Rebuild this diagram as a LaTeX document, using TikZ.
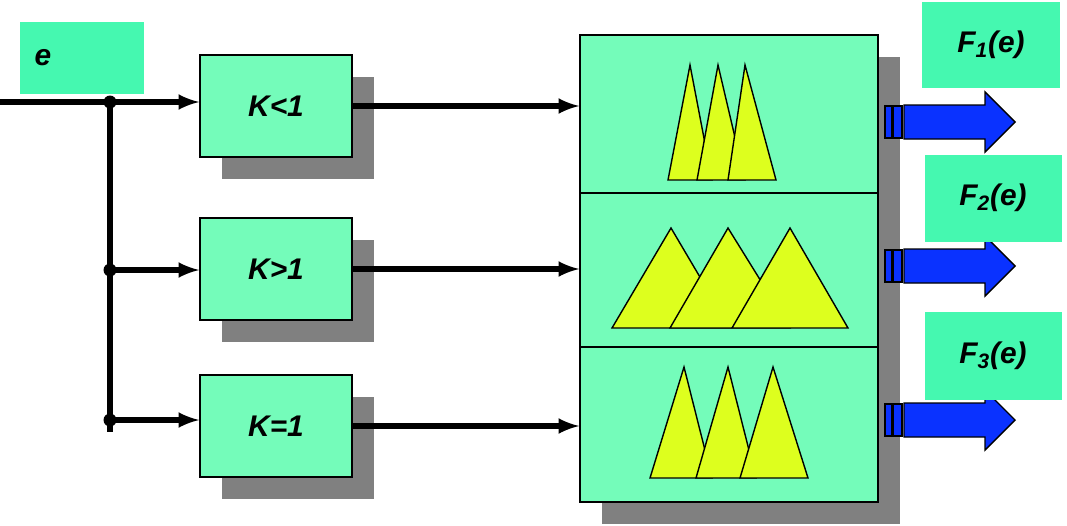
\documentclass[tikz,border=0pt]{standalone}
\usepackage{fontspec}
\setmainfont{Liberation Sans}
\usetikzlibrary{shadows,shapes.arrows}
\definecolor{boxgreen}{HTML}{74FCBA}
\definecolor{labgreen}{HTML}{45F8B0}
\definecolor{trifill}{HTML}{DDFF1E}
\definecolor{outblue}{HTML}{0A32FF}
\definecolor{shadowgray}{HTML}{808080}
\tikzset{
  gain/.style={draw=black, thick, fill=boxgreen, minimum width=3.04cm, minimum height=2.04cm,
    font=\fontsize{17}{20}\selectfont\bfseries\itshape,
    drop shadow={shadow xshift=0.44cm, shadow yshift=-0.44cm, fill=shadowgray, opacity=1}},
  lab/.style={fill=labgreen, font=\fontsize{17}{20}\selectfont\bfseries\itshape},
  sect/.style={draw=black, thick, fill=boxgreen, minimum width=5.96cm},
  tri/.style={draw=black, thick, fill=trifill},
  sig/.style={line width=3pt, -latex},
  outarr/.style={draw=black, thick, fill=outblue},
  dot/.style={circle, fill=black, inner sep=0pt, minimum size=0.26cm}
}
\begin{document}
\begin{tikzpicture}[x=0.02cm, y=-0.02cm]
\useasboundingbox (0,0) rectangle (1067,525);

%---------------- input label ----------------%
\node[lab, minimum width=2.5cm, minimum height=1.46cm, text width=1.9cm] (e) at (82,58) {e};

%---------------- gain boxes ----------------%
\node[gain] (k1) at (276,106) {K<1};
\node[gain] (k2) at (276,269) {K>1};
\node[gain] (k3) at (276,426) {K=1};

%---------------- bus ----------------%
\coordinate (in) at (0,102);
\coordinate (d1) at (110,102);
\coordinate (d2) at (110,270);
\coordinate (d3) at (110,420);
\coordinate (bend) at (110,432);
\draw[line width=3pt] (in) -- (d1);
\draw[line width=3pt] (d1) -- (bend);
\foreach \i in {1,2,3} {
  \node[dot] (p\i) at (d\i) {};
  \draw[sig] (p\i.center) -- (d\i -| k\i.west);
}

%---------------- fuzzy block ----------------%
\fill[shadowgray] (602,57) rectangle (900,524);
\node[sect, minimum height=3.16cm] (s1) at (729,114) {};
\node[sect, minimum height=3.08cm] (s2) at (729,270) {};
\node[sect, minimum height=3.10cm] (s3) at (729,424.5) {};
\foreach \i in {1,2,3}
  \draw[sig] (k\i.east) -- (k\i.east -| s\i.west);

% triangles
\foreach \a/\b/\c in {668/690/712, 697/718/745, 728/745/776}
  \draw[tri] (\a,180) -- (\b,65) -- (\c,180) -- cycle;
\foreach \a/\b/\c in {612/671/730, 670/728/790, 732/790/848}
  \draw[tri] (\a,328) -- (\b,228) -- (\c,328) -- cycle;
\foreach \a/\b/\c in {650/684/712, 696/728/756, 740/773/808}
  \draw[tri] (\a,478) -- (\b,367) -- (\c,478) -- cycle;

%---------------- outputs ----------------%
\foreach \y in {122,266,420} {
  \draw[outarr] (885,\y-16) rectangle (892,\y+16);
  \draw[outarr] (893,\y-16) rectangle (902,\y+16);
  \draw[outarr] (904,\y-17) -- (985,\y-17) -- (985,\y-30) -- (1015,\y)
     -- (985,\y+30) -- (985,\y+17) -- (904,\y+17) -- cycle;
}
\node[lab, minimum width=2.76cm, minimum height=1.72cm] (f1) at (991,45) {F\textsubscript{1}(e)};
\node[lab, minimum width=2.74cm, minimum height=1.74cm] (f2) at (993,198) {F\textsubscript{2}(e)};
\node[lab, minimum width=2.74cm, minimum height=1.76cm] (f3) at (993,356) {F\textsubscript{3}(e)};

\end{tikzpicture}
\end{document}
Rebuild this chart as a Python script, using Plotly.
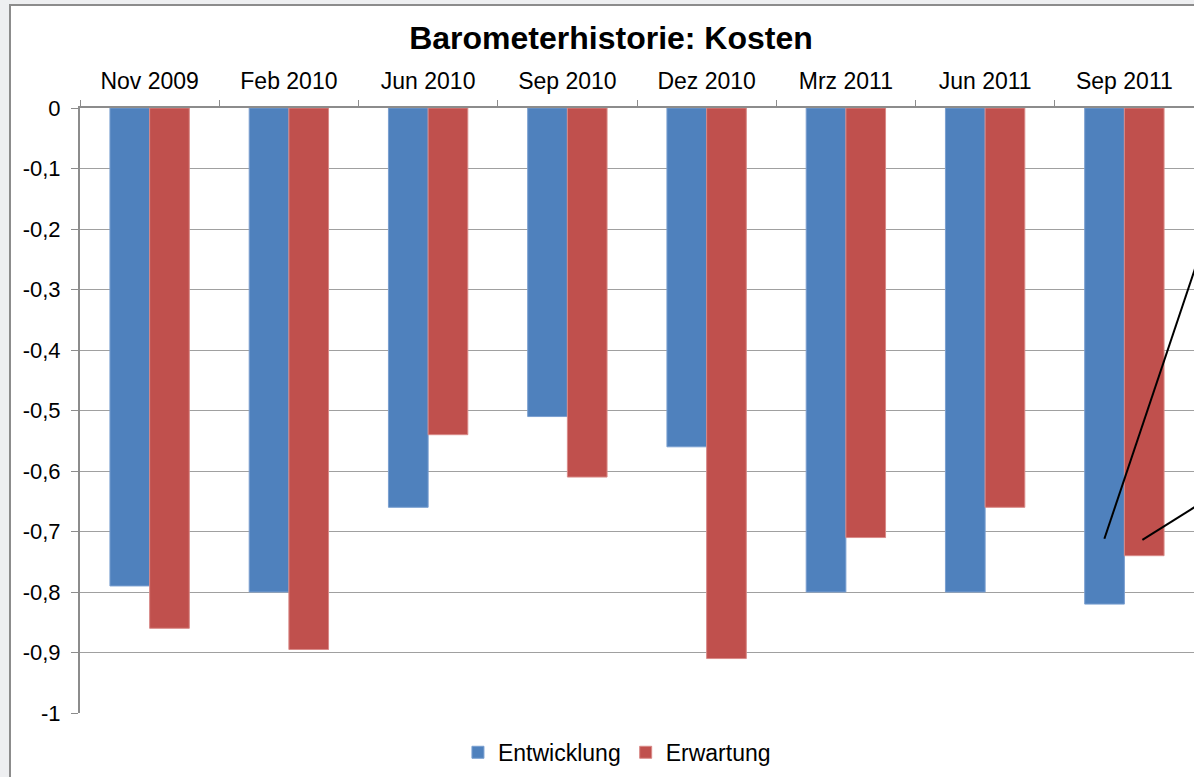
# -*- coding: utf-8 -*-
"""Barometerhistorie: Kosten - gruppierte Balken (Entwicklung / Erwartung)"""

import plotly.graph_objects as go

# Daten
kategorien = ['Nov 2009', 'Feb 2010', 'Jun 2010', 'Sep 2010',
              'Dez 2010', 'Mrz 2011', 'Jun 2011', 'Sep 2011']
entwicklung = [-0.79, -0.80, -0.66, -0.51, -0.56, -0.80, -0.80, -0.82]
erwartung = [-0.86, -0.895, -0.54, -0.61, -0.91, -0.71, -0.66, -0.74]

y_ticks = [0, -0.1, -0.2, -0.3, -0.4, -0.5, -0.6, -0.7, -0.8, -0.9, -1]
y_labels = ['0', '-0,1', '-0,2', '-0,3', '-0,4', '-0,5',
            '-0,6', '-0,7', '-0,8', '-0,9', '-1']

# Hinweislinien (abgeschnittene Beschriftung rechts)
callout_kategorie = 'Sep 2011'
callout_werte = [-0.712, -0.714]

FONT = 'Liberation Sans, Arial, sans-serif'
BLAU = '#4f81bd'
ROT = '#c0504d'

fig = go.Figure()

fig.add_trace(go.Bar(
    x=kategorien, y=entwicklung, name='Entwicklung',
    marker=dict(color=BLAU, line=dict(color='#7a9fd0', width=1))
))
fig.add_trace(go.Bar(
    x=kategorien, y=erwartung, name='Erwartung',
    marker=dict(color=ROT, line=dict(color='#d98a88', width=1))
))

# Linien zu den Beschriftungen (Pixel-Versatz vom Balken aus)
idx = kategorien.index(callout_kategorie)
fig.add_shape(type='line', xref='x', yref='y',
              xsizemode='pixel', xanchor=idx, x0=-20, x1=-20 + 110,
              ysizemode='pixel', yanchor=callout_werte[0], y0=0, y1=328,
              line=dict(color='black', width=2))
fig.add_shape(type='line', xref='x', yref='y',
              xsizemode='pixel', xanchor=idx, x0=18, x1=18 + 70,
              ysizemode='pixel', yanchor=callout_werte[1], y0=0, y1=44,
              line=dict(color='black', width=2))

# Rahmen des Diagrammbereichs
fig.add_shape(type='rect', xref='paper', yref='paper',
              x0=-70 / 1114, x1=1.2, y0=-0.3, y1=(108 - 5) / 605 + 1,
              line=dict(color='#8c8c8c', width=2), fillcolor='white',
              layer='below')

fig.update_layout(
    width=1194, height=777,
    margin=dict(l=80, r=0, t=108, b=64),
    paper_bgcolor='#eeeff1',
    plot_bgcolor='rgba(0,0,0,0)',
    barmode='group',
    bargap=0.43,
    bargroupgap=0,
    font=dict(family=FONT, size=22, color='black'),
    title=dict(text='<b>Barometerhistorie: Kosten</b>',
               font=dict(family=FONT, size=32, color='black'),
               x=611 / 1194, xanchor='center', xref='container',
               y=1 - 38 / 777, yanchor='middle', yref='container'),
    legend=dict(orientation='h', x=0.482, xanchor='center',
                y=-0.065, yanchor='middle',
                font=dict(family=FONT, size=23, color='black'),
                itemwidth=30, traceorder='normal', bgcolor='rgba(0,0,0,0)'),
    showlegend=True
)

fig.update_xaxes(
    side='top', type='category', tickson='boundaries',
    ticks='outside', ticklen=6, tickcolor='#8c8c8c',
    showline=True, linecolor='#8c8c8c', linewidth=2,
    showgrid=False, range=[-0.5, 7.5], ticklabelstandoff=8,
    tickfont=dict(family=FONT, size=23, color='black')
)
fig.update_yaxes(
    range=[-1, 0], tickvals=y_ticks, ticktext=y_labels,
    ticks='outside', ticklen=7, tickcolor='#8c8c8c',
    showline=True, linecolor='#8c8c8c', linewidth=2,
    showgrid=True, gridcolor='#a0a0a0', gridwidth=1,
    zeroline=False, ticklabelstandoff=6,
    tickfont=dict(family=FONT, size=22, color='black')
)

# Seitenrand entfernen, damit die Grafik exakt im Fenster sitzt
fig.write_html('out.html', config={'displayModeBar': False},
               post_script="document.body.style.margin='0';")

━━━━━━━━━━━━━━━━

§ **EXERCISE DIRECTIONS**: Each line in the data that holds the string "using" should be found and copied.

§ **RESULT OF THE TASK**:
Rebuild this diagram as a LaTeX document, using TikZ.
Rebuild this chart as a Python script, using Plotly.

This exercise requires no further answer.